Leverage determines how much margin is required to open a position. Higher leverage allows you to open larger positions with the same amount of margin, but it also increases your risk. The calculator takes leverage into account when determining the margin required for your position. However, it's important to note that while higher leverage can increase your potential profits, it also increases your potential losses. Many professional traders recommend using lower leverage (1:10 to 1:50) for more conservative trading.

Should I use the same risk percentage for all trades?

While consistency is important in trading, there are valid reasons to adjust your risk percentage for different trades. You might consider increasing your risk percentage (within reason) for:

  • High-probability setups with strong confluence
  • Trades with a very favorable risk:reward ratio (e.g., 1:3 or better)
  • Trades that align with a strong trend

Conversely, you might reduce your risk percentage for:

  • Lower-probability trades or counter-trend setups
  • Trades during high-impact news events
  • Trades in highly volatile market conditions

However, it's generally recommended to keep your risk percentage within a consistent range (e.g., 0.5% to 2%) to maintain discipline and avoid emotional decision-making.

How often should I recalculate my position size?

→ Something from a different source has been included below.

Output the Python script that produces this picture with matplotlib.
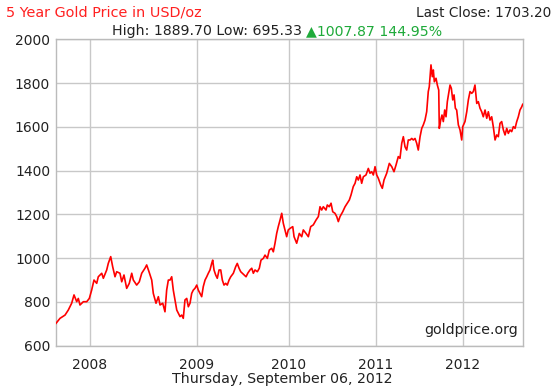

You should recalculate your position size:

  • Before every trade: Market conditions, your account size, and your risk tolerance may change between trades.
  • After significant account changes: If your account size changes by more than 10-15%, update your position sizing accordingly.
  • When changing strategies: Different trading strategies may require different position sizing approaches.
  • During different market conditions: More volatile markets may require smaller position sizes.

As a general rule, it's better to recalculate too often than not often enough. The few extra minutes spent on position sizing can save you from significant losses.